Por: Jean Maninat
Contra toda leyenda urbana y rural, las máscaras no siempre han escondido rostros tenebrosos, maldades guardadas tras un ceño fruncido, cicatrices de un pasado olvidado bajo las cejas. Es harto probable (habría que hacer una superflua investigación), que la mayoría de los enmascarados que han desandado el mundo han sido gente buena, con la suficiente discreción como para esconder el rostro a la hora de hacerle bien a la humanidad. ¿Por qué será que los superhéroes siempre esconden el rostro?
Hay una respuesta evidente: para proteger su privacidad y darse algunas horas de reposo en su lucha contra el mal. Imagínese usted que en su edificio en el 4B viviese Spider-Man con el rostro descubierto y su traje de superhéroe calzado las veinticuatro horas del día: hubiese sido nombrado presidente vitalicio del condominio y el bululú interminable mientras sus superpoderes aguantaran.
En el México de nuestros amores los grandes héroes populares han portado máscaras día y noche en su incansable defensa de los más humildes. El Santo, el enmascarado de plata, fue el más grande de ellos y derrotó con su destreza al mismísimo diabólico científico Dr. Frankenstein y a la vengativa Momia Azteca, ambos con la maldad de cara al sol. Y el bufonesco Comandante Marcos se mantuvo embozado aún cuando el país entero y medio mundo conocía su identidad. Sabía del valor simbólico de una máscara.

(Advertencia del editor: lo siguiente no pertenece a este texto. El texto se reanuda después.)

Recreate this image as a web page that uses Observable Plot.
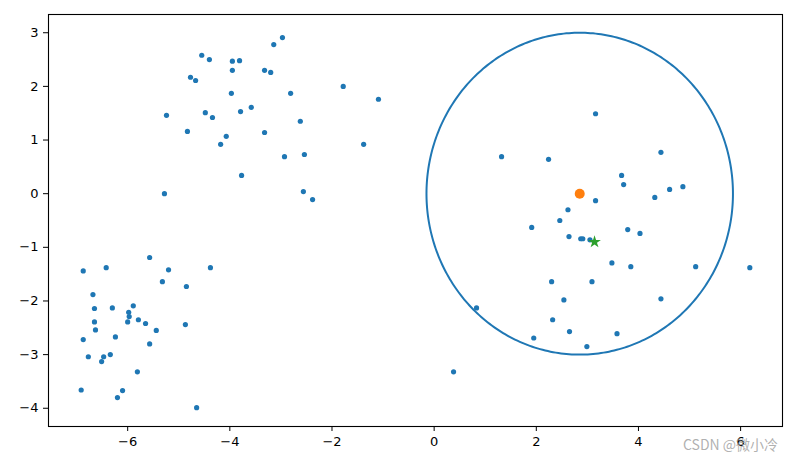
<!DOCTYPE html>
<html>
<head>
<meta charset="utf-8">
<script src="https://cdn.jsdelivr.net/npm/d3@7"></script>
<script src="https://cdn.jsdelivr.net/npm/@observablehq/plot@0.6"></script>
<style>
  html, body { margin: 0; padding: 0; background: white; }
  #wrap { position: relative; width: 798px; height: 463px; }
  #wm { position: absolute; left: 683px; top: 434px; font-family: "Noto Sans CJK SC", "Noto Sans", sans-serif; font-size: 14px; color: rgba(150,150,150,0.75); white-space: nowrap; }
</style>
</head>
<body>
<div id="wrap"><div id="wm">CSDN @微小冷</div></div>
<script>
// blue scatter points
const pointsX = [
  -5.57,-6.42,-6.87,-4.38,-5.20,-5.32,-4.85,-6.68,-5.89,-6.65,-6.30,-5.98,-5.97,-6.00,-5.79,-5.65,
  -6.65,-6.63,-5.44,-4.87,-6.87,-6.24,-5.57,-6.77,-6.47,-6.34,-6.51,-5.81,-6.91,-6.10,-6.20,-4.65,
  -2.97,-3.14,-4.55,-4.40,-3.95,-3.81,-3.95,-3.32,-3.20,-4.77,-4.67,-1.78,-3.97,-2.81,-1.09,-5.24,
  -4.48,-4.34,-3.79,-3.58,-2.62,-4.83,-4.07,-3.32,-4.18,-1.38,-2.93,-2.54,-3.77,-5.28,-2.56,-2.38,
  3.16,1.32,2.24,3.67,3.71,3.16,2.62,2.46,1.91,2.64,2.87,2.91,3.05,3.48,4.44,4.61,4.87,4.32,
  3.79,4.03,3.85,5.12,6.18,2.30,3.09,2.54,4.44,0.83,2.32,2.65,3.58,1.95,2.99,0.38
];
const pointsY = [
  -1.19,-1.38,-1.44,-1.38,-1.42,-1.64,-1.73,-1.88,-2.09,-2.14,-2.13,-2.21,-2.29,-2.39,-2.35,-2.42,
  -2.39,-2.54,-2.55,-2.44,-2.72,-2.67,-2.80,-3.04,-3.04,-3.00,-3.13,-3.32,-3.66,-3.67,-3.80,-3.99,
  2.91,2.78,2.58,2.50,2.47,2.48,2.30,2.30,2.26,2.17,2.11,2.00,1.87,1.87,1.76,1.46,
  1.51,1.42,1.53,1.61,1.35,1.16,1.07,1.14,0.92,0.92,0.69,0.73,0.34,0.00,0.04,-0.11,
  1.49,0.69,0.64,0.34,0.17,-0.13,-0.30,-0.50,-0.63,-0.80,-0.84,-0.84,-0.86,-1.29,0.77,0.08,0.13,-0.07,
  -0.67,-0.74,-1.36,-1.36,-1.38,-1.64,-1.64,-1.98,-1.96,-2.13,-2.35,-2.57,-2.61,-2.69,-2.85,-3.32
];
// circle centre (orange) and radius
const centerX = [2.85];
const centerY = [0.0];
const radius = [3];
// green star point
const starX = [3.14];
const starY = [-0.90];
// ticks
const xTicks = [-6, -4, -2, 0, 2, 4, 6];
const yTicks = [-4, -3, -2, -1, 0, 1, 2, 3];

const pts = pointsX.map((x, i) => ({x, y: pointsY[i]}));
const center = [{x: centerX[0], y: centerY[0]}];
const star = [{x: starX[0], y: starY[0]}];
// circle outline geometry from centre and radius
const angles = d3.range(0, 361, 1);
const circle = angles.map(a => ({
  x: centerX[0] + radius[0] * Math.cos(a * Math.PI / 180),
  y: centerY[0] + radius[0] * Math.sin(a * Math.PI / 180)
}));
const fmt = d3.format("d");

const chart = Plot.plot({
  width: 798,
  height: 463,
  marginLeft: 48,
  marginRight: 16,
  marginTop: 14,
  marginBottom: 37,
  x: {domain: [-7.55, 6.82]},
  y: {domain: [-4.34, 3.34]},
  style: {fontFamily: "DejaVu Sans", fontSize: "13px", background: "white", color: "black"},
  marks: [
    Plot.axisX(xTicks, {label: null, tickSize: 5, tickPadding: 5, fontSize: 13, tickFormat: fmt}),
    Plot.axisY(yTicks, {label: null, tickSize: 5, tickPadding: 5, fontSize: 13, tickFormat: fmt}),
    Plot.line(circle, {x: "x", y: "y", stroke: "#1f77b4", strokeWidth: 2}),
    Plot.dot(pts, {x: "x", y: "y", r: 2.6, fill: "#1f77b4", stroke: null}),
    Plot.dot(center, {x: "x", y: "y", r: 5, fill: "#ff7f0e"}),
    Plot.dot(star, {x: "x", y: "y", symbol: "star", r: 4, fill: "#2ca02c"}),
    Plot.frame({stroke: "black", strokeWidth: 1.1})
  ]
});
document.getElementById("wrap").insertBefore(chart, document.getElementById("wm"));
</script>
</body>
</html>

La pandemia ha venido a corroborar la hipótesis de que a los vanidosos en el poder les gusta dar la cara. Basta con ver a los mandatarios de los Estados Unidos, Rusia, Brasil, negándose a portar la mascarilla hoy de rigor para simular que todo va bien en la contención de la gripecita Covid-19. Los miles de cadáveres a su alrededor poco importan ante sus rostros dispuestos a ser inmortalizados en un selfie descubierto con la historia.
Los héroes cotidianos de la salud pública portan su mascarilla que los hace anónimos en su empeño de rescatar vidas de la pandemia. La máscara será probablemente el símbolo de la entrega que debería definir la actuación de todo servidor público. Una presencia tan profesional que se haga casi invisible en el cumplimiento del deber.
No se le puede pedir a un dirigente político que actúe en el anonimato. Pero se le puede exigir cierta discreción, contención a la hora de despachar palabras, una breve reflexión antes de actuar. En el caso venezolano, nos hubiera ahorrado tanto bochorno en fronteras, autopistas, playas, y limitado el desgaste de las expectativas de recuperación democrática en la gente. Entender la política como un servicio público y no como una aventura irresponsable, un deporte de alto riesgo para encandilar el ego y la autoestima.
Portar una mascarilla mental a la hora de hacer política para no contaminarla con fantasías personales sería un buen propósito de enmienda para la pospandemia. Ojalá y aprovechen lo que quede de reclusión para ensayar un poco, nos haría mucho bien a todos.